My non-lawyerly interpretation is that the 5 people who indicated their intent to run for the board should now be directors. It matters not that there was no election because none was required. And since no election was required, it matters not that there was no annual meeting at which business was conducted. Don't quote me on this but I believe there have already been cases arbitrated in Florida that back up this interpretation.

Here's another article on the web (same source as above) that further backs up that interpretation.

Get legal advice from a licensed FL attorney if you feel it necessary, but opening up the process to additional wannabe directors may be improper. I think you have 60 days to file for arbitration of an HOA election dispute in Florida.
TimB4 (Tennessee)
Posts: 21,059
Posted:
Geno,

The link to the 2015 article (the first link you provided) simply point back to this thread.

TimB4 (Tennessee)
Posts: 21,059
Posted:
Interesting decision (on the second article).
I also see that the Board failed to respond a couple of times (which may have led to such a decision).

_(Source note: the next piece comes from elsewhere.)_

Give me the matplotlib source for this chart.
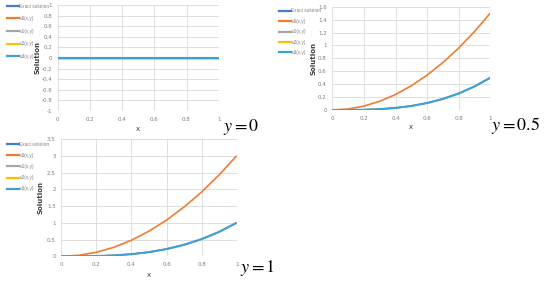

I would have argued that Per FL 617.0803, directors are to be elected according to the Bylaws. Without reading the Bylaws of that Association I would expect the following:

1) That elections are to be held at the annual meeting
2) Members may nominate from the floor.

With those expectations, I would then argue that FL 720.306(9)(a) provides options and not absolutes. In summary:

A) Corporate statutes specify that Elections are to be held in accordance with governing documents
B) FL 720.306(9)(a) also specifies that "Elections of directors must be conducted in accordance with the procedures set forth in the governing documents of the association."
C) Governing documents specify Directors are elected by the membership at a meeting called for that purpose (or appointed by the Board)
D) Granted, FL 720 also says that "An election is not required unless more candidates are nominated than vacancies exist." However, the Board interprets this as advisory, since the same section of statute also specifies in it's first sentence that elections are to be held in accordance with governing docs and the governing docs specify Directors are elected at a meeting of the membership. Additionally, without a quorum allowing business to be conducted, there is no way to know if, or how many, members would nominate themselves from the Board.

Again, without reading the governing documents, it's difficult to know if such an argument could be valid. However, I do believe that the Boards failure to respond in that case also was a determining factor in the decision. Without having access to the actual court documents and only seeing the decision, I believe that arguments could still be successful either way.
GenoS (Florida)
Posts: 4,276
Posted:
Quote:
Posted By TimB4 on 12/12/2016 3:59 AM
Geno,

The link to the 2015 article (the first link you provided) simply point back to this thread.


Ugh. Thanks, Tim. Here is the correct link. Too much copy & paste leads to an unwieldy clipboard!
GenoS (Florida)
Posts: 4,276
Posted:
In the "Romano, Rosenman v. Emerald Preserve-Sumerlin Homeowners Association, Inc." decision - linked to the PDF found in the corrected link posted above - the arbitrator says, "Thus, Chapters 617 and 720 expressly yield control of elections to the provisions of the governing documents," and the governing documents do count for an awful lot in Florida HOA elections. The upshot, I think, is that the governing documents have to explicitly disallow nominations from the floor at the members meeting where the election is to be held in order for the "No Election Required" language of the statute to apply.